One of the best lines of gardening defense is to fight bugs with bugs. Beneficial bugs are insects that are usually native to your area, eat harmful bugs that attack your garden and home, and are good for your plants and soil. Ladybugs, bees, wasps, dragonflies, ground beetles, lacewings, soldier beetles, and spined bugs are beneficial to your garden and yard by pollinating plants and preying on harmful insects. Their presence is crucial to a healthy ecosystem.

If you provide beneficial bugs with a good environment to hibernate, they will overwinter in your yard and emerge in the spring ready to take on harmful insects. Ladybugs, for example, eat aphids, scale insects, and mites, while some wasps eat the tomato hornworm that feasts on garden tomato plants. Ground beetles also feed on a wide variety of insects, keeping the influx of harmful insects in your garden and around your home in check.

To overwinter in your yard, beneficial bugs need ground covering, shelter from weather events, and access to food.

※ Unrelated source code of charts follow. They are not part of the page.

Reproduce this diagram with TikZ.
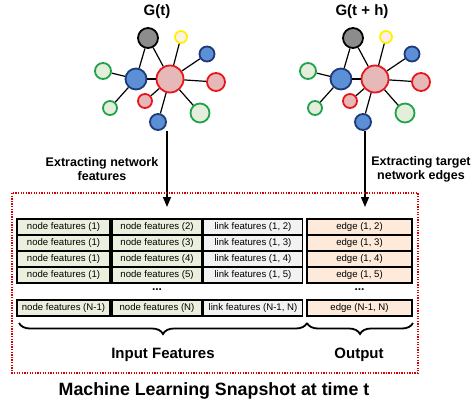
\documentclass[tikz,border=0pt]{standalone}
\usepackage{fontspec}
\setmainfont{Liberation Sans}
\usetikzlibrary{decorations.pathreplacing,arrows.meta}
\definecolor{cgreen}{HTML}{EBF0DE}
\definecolor{cgray}{HTML}{F2F2F2}
\definecolor{cpeach}{HTML}{FDEADA}
\definecolor{ngrayf}{HTML}{8C8C8C}
\definecolor{nbluef}{HTML}{5B8FD6}
\definecolor{nblued}{HTML}{1F3A7A}
\definecolor{ngreend}{HTML}{1FA34A}
\definecolor{ngreenf}{HTML}{E4EEDA}
\definecolor{nredd}{HTML}{E8161C}
\definecolor{nredf}{HTML}{E6B9B8}
\definecolor{nyel}{HTML}{FFF200}
\definecolor{nyelf}{HTML}{FDF0EC}
\tikzset{
  gn/.style={circle,inner sep=0pt,line width=1.8pt},
  ngray/.style={gn,draw=black,fill=ngrayf,minimum size=20pt},
  nyellow/.style={gn,draw=nyel,fill=nyelf,minimum size=12pt},
  nblue/.style={gn,draw=nblued,fill=nbluef},
  ngreen/.style={gn,draw=ngreend,fill=ngreenf},
  nred/.style={gn,draw=nredd,fill=nredf},
  ge/.style={line width=1.2pt,black},
  cell/.style={draw=black,line width=1.1pt,minimum height=16pt,inner sep=0pt,anchor=center,font=\fontsize{9.6}{11}\selectfont},
  c1/.style={cell,fill=cgreen,minimum width=93pt},
  c2/.style={cell,fill=cgreen,minimum width=90pt},
  c3/.style={cell,fill=cgray,minimum width=99pt},
  c4/.style={cell,fill=cpeach,minimum width=105pt},
  lbl/.style={font=\bfseries\fontsize{12.5}{14}\selectfont,align=center},
  arr/.style={line width=1.3pt,-{Triangle[length=10pt,width=8pt]}},
  brc/.style={decorate,decoration={brace,mirror,amplitude=11pt},line width=1.8pt}
}
\begin{document}
\begin{tikzpicture}[x=1pt,y=-1pt]
\useasboundingbox (0,0) rectangle (474,407);
% graphs
\foreach \dx/\nm in {0/a,205/b}{
\begin{scope}[shift={(\dx,0)}]
\node[ngray] (\nm g) at (148,38) {};
\node[nyellow] (\nm y) at (181,37) {};
\node[nblue,minimum size=15pt] (\nm b1) at (207,54) {};
\node[ngreen,minimum size=16pt] (\nm gl) at (103,71) {};
\node[nblue,minimum size=21pt] (\nm bc) at (136,79) {};
\node[nred,minimum size=27pt] (\nm p) at (170,79) {};
\node[nred,minimum size=18pt] (\nm rr) at (216,82) {};
\node[nred,minimum size=14pt] (\nm rs) at (145,101) {};
\node[ngreen,minimum size=14pt] (\nm gb) at (110,108) {};
\node[ngreen,minimum size=19pt] (\nm gr) at (200,113) {};
\node[nblue,minimum size=16pt] (\nm bb) at (158,122) {};
\end{scope}
}
\foreach \nm in {a,b}{
\draw[ge] (\nm g) -- (\nm bc);
\draw[ge] (\nm g) -- (\nm p);
\draw[ge] (\nm y) -- (\nm p);
\draw[ge] (\nm b1) -- (\nm p);
\draw[ge] (\nm gl) -- (\nm bc);
\draw[ge] (\nm bc) -- (\nm p);
\draw[ge] (\nm p) -- (\nm rr);
\draw[ge] (\nm p) -- (\nm rs);
\draw[ge] (\nm gb) -- (\nm bc);
\draw[ge] (\nm p) -- (\nm gr);
\draw[ge] (\nm p) -- (\nm bb);
}
\node[font=\bfseries\fontsize{15}{17}\selectfont] (t1) at (157,12) {G(t)};
\node[font=\bfseries\fontsize{15}{17}\selectfont] (t2) at (362,12) {G(t + h)};
% arrows
\coordinate (a1s) at (167,131);
\coordinate (a1e) at (167,207);
\coordinate (a2s) at (365,131);
\coordinate (a2e) at (365,207);
\draw[arr] (a1s) -- (a1e);
\draw[arr] (a2s) -- (a2e);
\node[lbl] (l1) at (102,169) {Extracting network\\features};
\node[lbl] (l2) at (421,169) {Extracting target\\network edges};
% dotted box
\draw[red!85!black,line width=1.3pt,dash pattern=on 1.3pt off 1.3pt] (12,193) rectangle (418,373);
% table
\foreach \y/\i/\j in {227/1/2,243/1/3,259/1/4,275/1/5}{
  \node[c1] (r\j a) at (63.5,\y) {node features (\i)};
  \node[c2] (r\j b) at (157,\y) {node features (\j)};
  \node[c3] (r\j c) at (253,\y) {link features (\i, \j)};
  \node[c4] (r\j d) at (359.5,\y) {edge (\i, \j)};
}
\node[font=\bfseries\fontsize{12}{12}\selectfont] (d1) at (157,290) {...};
\node[font=\bfseries\fontsize{12}{12}\selectfont] (d2) at (359.5,290) {...};
\node[c1] (rNa) at (63.5,308) {node features (N-1)};
\node[c2] (rNb) at (157,308) {node features (N)};
\node[c3] (rNc) at (253,308) {link features (N-1, N)};
\node[c4] (rNd) at (359.5,308) {edge (N-1, N)};
% braces
\coordinate (b1l) at (19,323);
\coordinate (b1r) at (307,323);
\coordinate (b2l) at (307,323);
\coordinate (b2r) at (413,323);
\draw[brc] (b1l) -- (b1r);
\draw[brc] (b2l) -- (b2r);
\node[font=\bfseries\fontsize{15}{17}\selectfont] (in) at (163,355) {Input Features};
\node[font=\bfseries\fontsize{15}{17}\selectfont] (out) at (359,355) {Output};
\node[font=\bfseries\fontsize{17.8}{20}\selectfont] (ml) at (214,391) {Machine Learning Snapshot at time t};
\end{tikzpicture}
\end{document}
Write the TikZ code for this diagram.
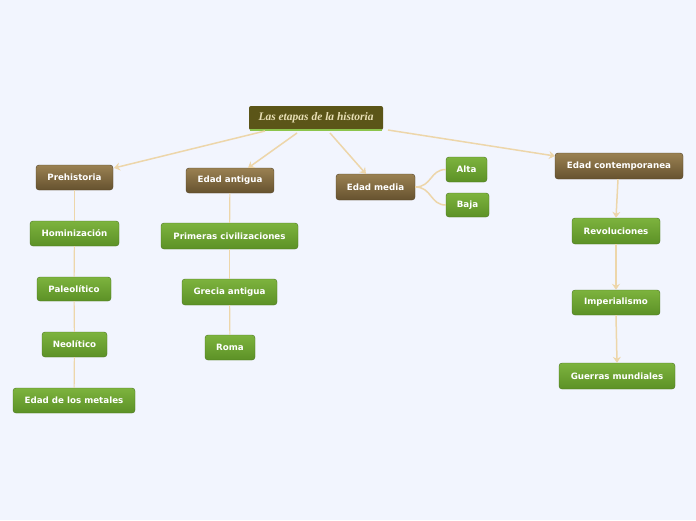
\documentclass[tikz,border=0pt]{standalone}
\usepackage{fontspec}
\setmainfont{DejaVu Sans}
\newfontfamily\rootfont{Liberation Serif}
\usetikzlibrary{arrows.meta}
\definecolor{bgc}{HTML}{F2F5FE}
\definecolor{linec}{HTML}{EDD6AA}
\definecolor{browntop}{HTML}{9A8152}
\definecolor{brownbot}{HTML}{66522F}
\definecolor{greentop}{HTML}{7DB33E}
\definecolor{greenbot}{HTML}{5C9126}
\definecolor{rootc}{HTML}{5B5518}
\definecolor{rootline}{HTML}{8CC44C}
\definecolor{roottext}{HTML}{E8DFB5}
\tikzset{
  topicbox/.style={rounded corners=3pt, draw=brownbot!80!black, line width=0.4pt,
    top color=browntop, bottom color=brownbot, text=white,
    font=\bfseries\fontsize{8.7}{10}\selectfont, minimum height=25pt, inner xsep=0pt},
  subbox/.style={rounded corners=3pt, draw=greenbot!80!black, line width=0.4pt,
    top color=greentop, bottom color=greenbot, text=white,
    font=\bfseries\fontsize{8.7}{10}\selectfont, minimum height=25pt, inner xsep=0pt},
  link/.style={draw=linec, line width=1.5pt},
  arrowlink/.style={link, -{Stealth[length=6pt,width=8pt,inset=2pt]}},
}
\begin{document}
\begin{tikzpicture}[x=1pt,y=-1pt]
\fill[bgc] (0,0) rectangle (696,520);
\useasboundingbox (0,0) rectangle (696,520);

% root
\node[fill=rootc, rounded corners=2pt, minimum width=134pt, minimum height=24pt, inner xsep=0pt,
  text=roottext, font=\rootfont\bfseries\itshape\fontsize{11.5}{13}\selectfont] (root) at (316,118) {Las etapas de la historia};
\draw[rootline, line width=1.5pt] ([xshift=1pt]root.south west) -- ([xshift=-1pt]root.south east);

% main topics
\node[topicbox, minimum width=77pt] (pre) at (74.5,177.5) {Prehistoria};
\node[topicbox, minimum width=88pt] (ant) at (230,180.5) {Edad antigua};
\node[topicbox, minimum width=79pt, minimum height=26pt] (med) at (375.5,187) {Edad media};
\node[topicbox, minimum width=128pt, minimum height=26pt] (con) at (619,166) {Edad contemporanea};

% subtopics
\node[subbox, minimum width=41pt] (alta) at (466.5,169.5) {Alta};
\node[subbox, minimum width=43pt, minimum height=24pt] (baja) at (467.5,205) {Baja};

\node[subbox, minimum width=89pt] (hom) at (74.5,233.5) {Hominización};
\node[subbox, minimum width=74pt, minimum height=24pt] (pal) at (74,289) {Paleolítico};
\node[subbox, minimum width=65pt] (neo) at (74.5,344.5) {Neolítico};
\node[subbox, minimum width=122pt] (met) at (74,400.5) {Edad de los metales};

\node[subbox, minimum width=137pt, minimum height=26pt] (pri) at (229.5,236) {Primeras civilizaciones};
\node[subbox, minimum width=95pt, minimum height=26pt] (gre) at (229.5,292) {Grecia antigua};
\node[subbox, minimum width=50pt] (rom) at (230,347.5) {Roma};

\node[subbox, minimum width=88pt, minimum height=26pt] (rev) at (616,231) {Revoluciones};
\node[subbox, minimum width=88pt] (imp) at (616,302.5) {Imperialismo};
\node[subbox, minimum width=116pt, minimum height=26pt] (gue) at (617,376) {Guerras mundiales};

% root connectors
\coordinate (r1) at (265,131);
\coordinate (r2) at (297,133);
\coordinate (r3) at (330,133);
\coordinate (r4) at (388,130);
\coordinate (t1) at (114,168);
\coordinate (t2) at (248,168);
\coordinate (t3) at (366,174);
\coordinate (t4) at (555,156);
\draw[arrowlink] (r1) -- (t1);
\draw[arrowlink] (r2) -- (t2);
\draw[arrowlink] (r3) -- (t3);
\draw[arrowlink] (r4) -- (t4);

% prehistoria chain
\draw[link, line width=1.2pt] (pre) -- (hom);
\draw[link, line width=1.2pt] (hom) -- (pal);
\draw[link, line width=1.2pt] (pal) -- (neo);
\draw[link, line width=1.2pt] (neo) -- (met);

% edad antigua chain
\draw[link, line width=1.2pt] (ant) -- (pri);
\draw[link, line width=1.2pt] (pri) -- (gre);
\draw[link, line width=1.2pt] (gre) -- (rom);

% edad media branches
\draw[link] (med.east) .. controls (432,187) and (430,169.5) .. (alta.west);
\draw[link] (med.east) .. controls (432,187) and (430,205) .. (baja.west);

% contemporanea chain
\draw[arrowlink] ([xshift=-1pt]con.south) -- (rev.north);
\draw[arrowlink] (rev.south) -- (imp.north);
\draw[arrowlink] (imp.south) -- (gue.north);
\end{tikzpicture}
\end{document}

Here’s how to ensure a healthy, beneficial, bug-friendly garden that will work to protect your yard and garden in the spring.

Protect Hives

Bees and wasps are essential for a healthy garden. We know them as terrific pollinators, but they are also predators. Wasps are great hunters and feed on a variety of harmful pests. Check periodically around your garden and home and note where you see nests. Most bees and wasps will only sting if they are threatened. By giving their nests adequate space, you are allowing bees and wasps to protect your home and garden area from other unwanted pests.

Go Easy with the Rake

Resist the urge to rake up every lead in your yard. Leaving some leaves behind will provide a protective covering for insects and their eggs. Leaves from maple and oak trees are good for composting, will add organics to the soil, and will prepare plant beds for spring.

Grow Winter Plants for Bees

Some plants and trees bloom during the colder seasons in eastern Virginia, where the winters are usually mild. Nectar from the blooms can provide sustenance to bees that are looking for food during the off-season. Marigolds, rosemary, primrose, crocus, and hyacinth are reliable plants for winter and add beauty to your yard.

Keep the Perennials, Grass, and Some Weeds

Despite the bad rap, some weeds are good for the ground. Weeds often have roots that reach deeper than grass, making them a better anchor of topsoil and retriever of nutrients. A weed’s long root system is better at providing food, because they pull in more nutrients from the soil than short-rooted grasses. They also control insects better than grass. After allowing non-spreading annual weeds to grow, cut the plants before they go to seed and compost them. They can also be tilled under the soil or churned in a compost pile that heats to 140 degrees. This will kill the seed. Non-spreading annual weeds include chickweed, ragweed, purslane, and lamb’s quarters.